DaveAgain wrote:Shadowing works for listening[/url] too. So to see an instant improvement in understanding you must have a degree of reading skill already.
That's working on how to separate sounds and recognise them, not how to understand meaning. No relationship between those was demonstrated. The chap in that video just said 'it's proven', then mentioned 'a paper'. Great. This is just possibles. Though fair enough things should get a hearing.
I think shadowing is good, I even do it and also 'dictation'. This is for working on pronunciation, production and listening recognition. What I am driving at in my question - and probably annoying a lot of people, but I can't help that - is that the claim made was:
I would actually disagree that it's noise.

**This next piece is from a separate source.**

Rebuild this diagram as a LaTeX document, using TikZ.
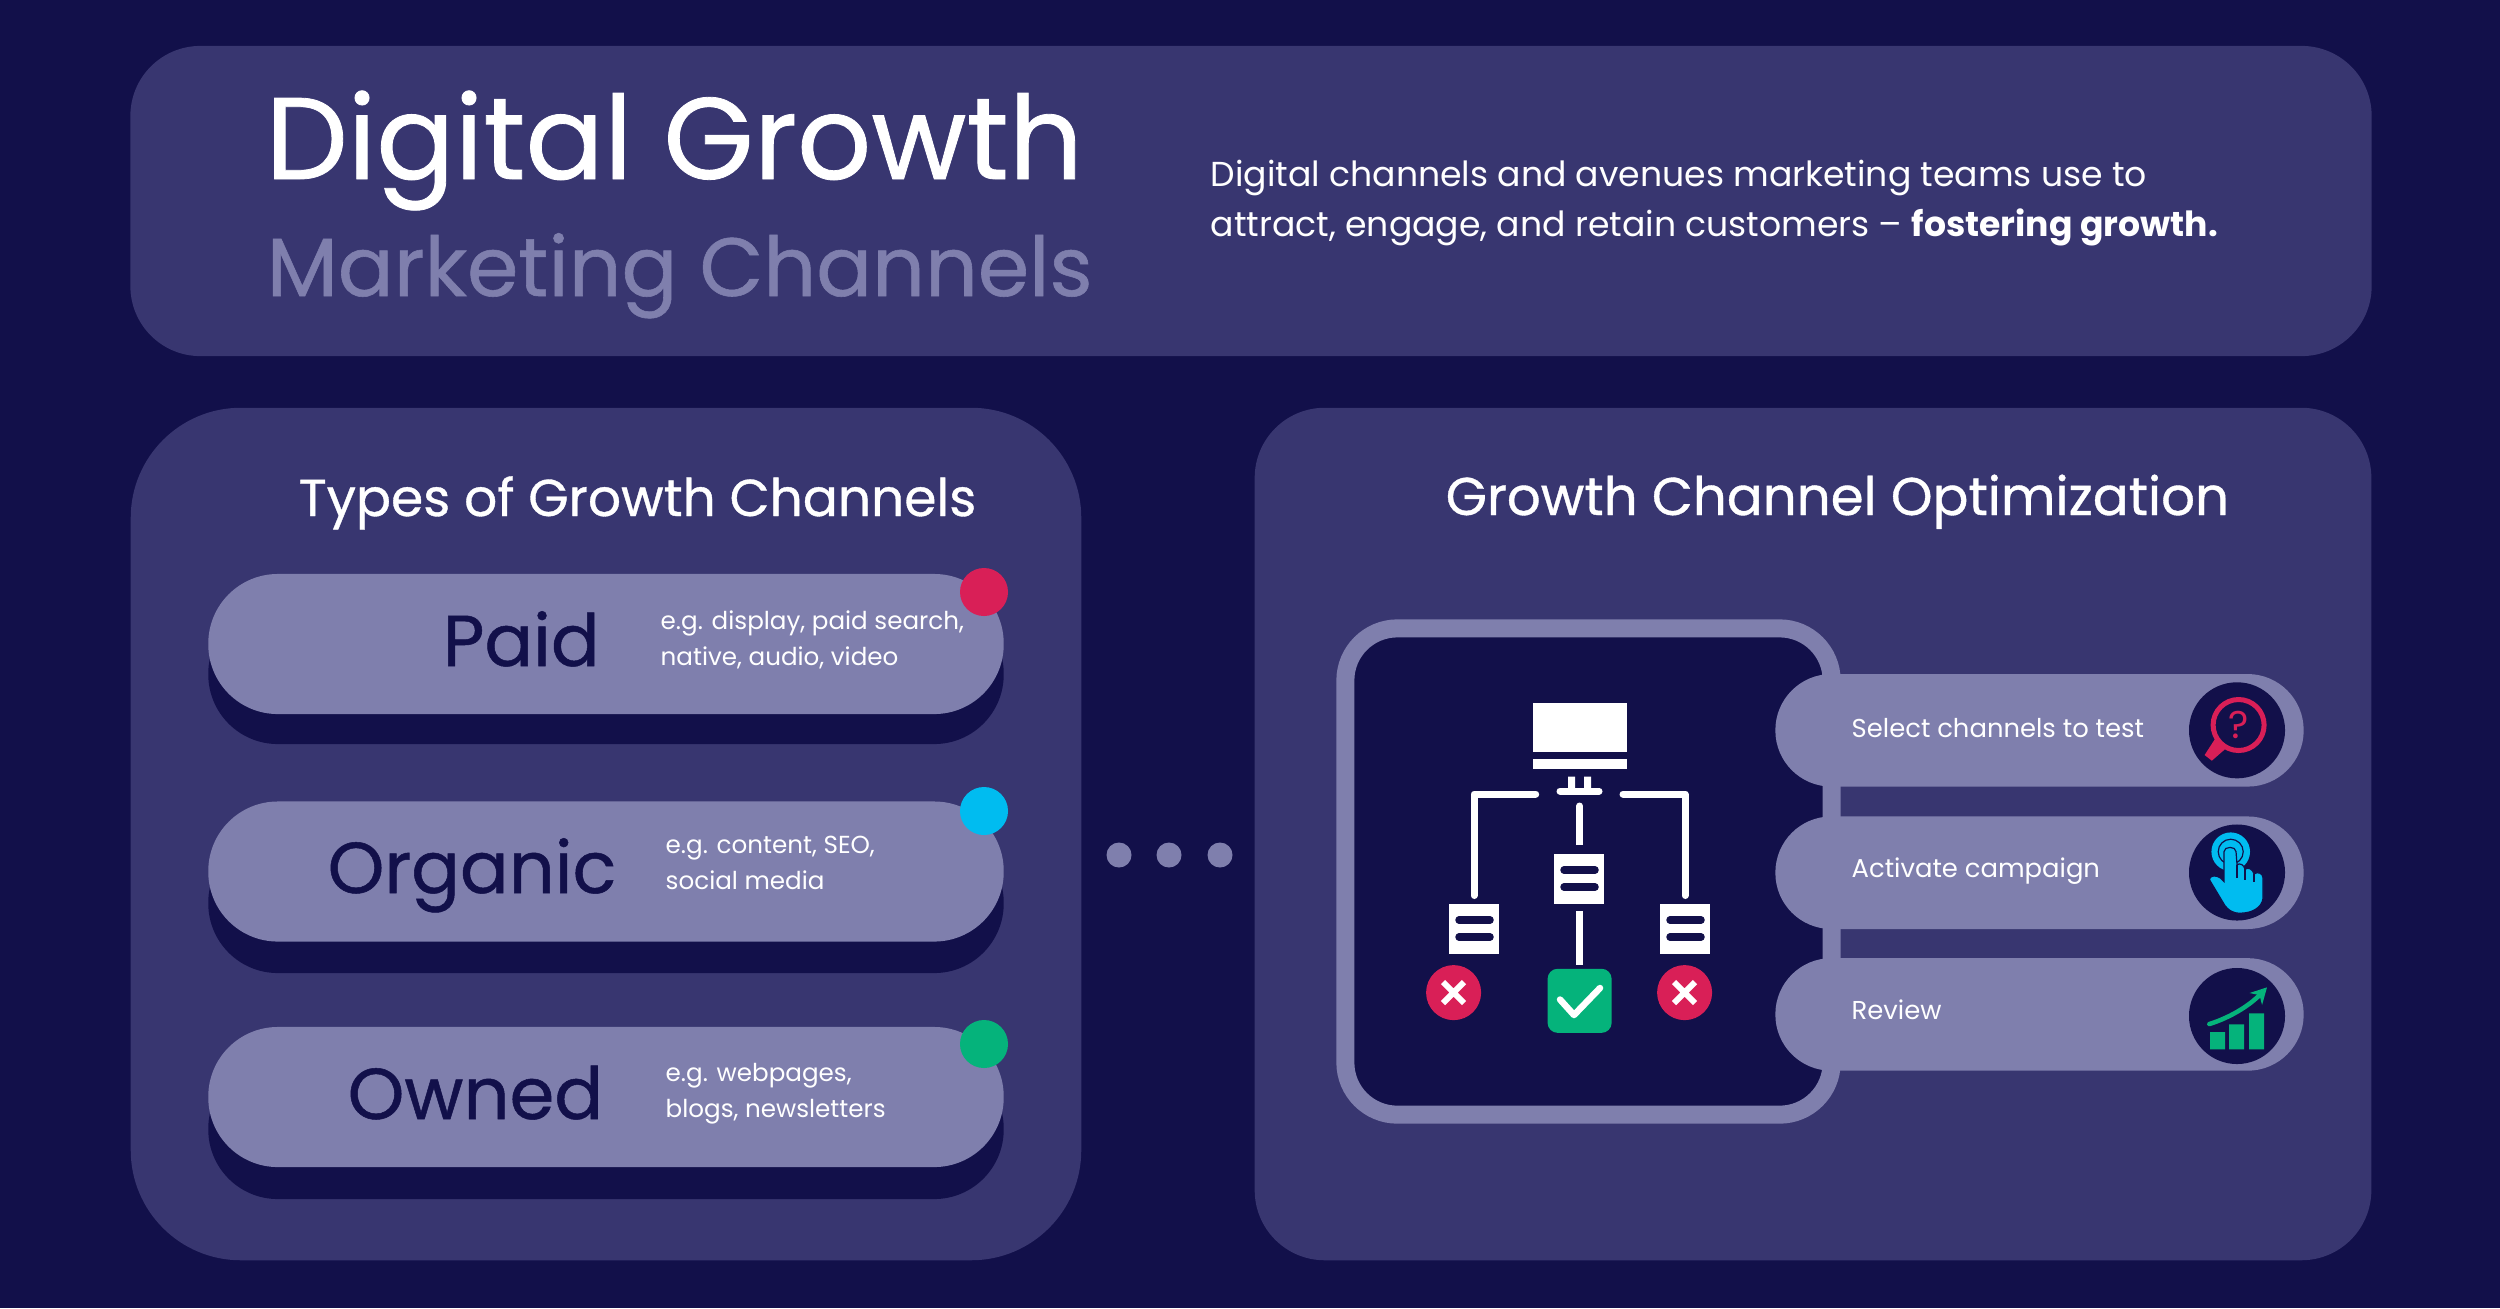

I think noise is when you can't properly hear the sounds and can't understand the meaning.
Well yes, that's fairly obvious. And yet the reason words do pass by anyone in a foreign language they are learning isn't necessarily because they couldn't recognise the sounds. They may even be vaguely familiar with the word or be completely familiar with all its sounds and have even heard it before, but that they just don't know what it means!
The other implication is that the opposite of doing the thing suggested is more or less 'not listening'; since you're focusing on every last word. Yet isn't that what people do when they listen to content? It's what I do, I'm paying full attention to things like videos or TV or films. I'm listening to to someone talk, sometimes you can't tell where the odd word stops or starts, or if you're more advanced you can 'hear' and separate all the words, but you just don't know the meaning of those words you missed. That's the problem. Just go and look them up. Review them and then hopefully when you encounter then again during further listening, they'll strike you when you're listening.
Is what we're talking about here just: paying attention to listening? Fine. That's good. Mimicking speech patterns to develop listening facility? Also good. Helps you recognise listening better. Was there an implication that this somehow facilitates knowing the meaning of content? Rather than merely assisting in recognition?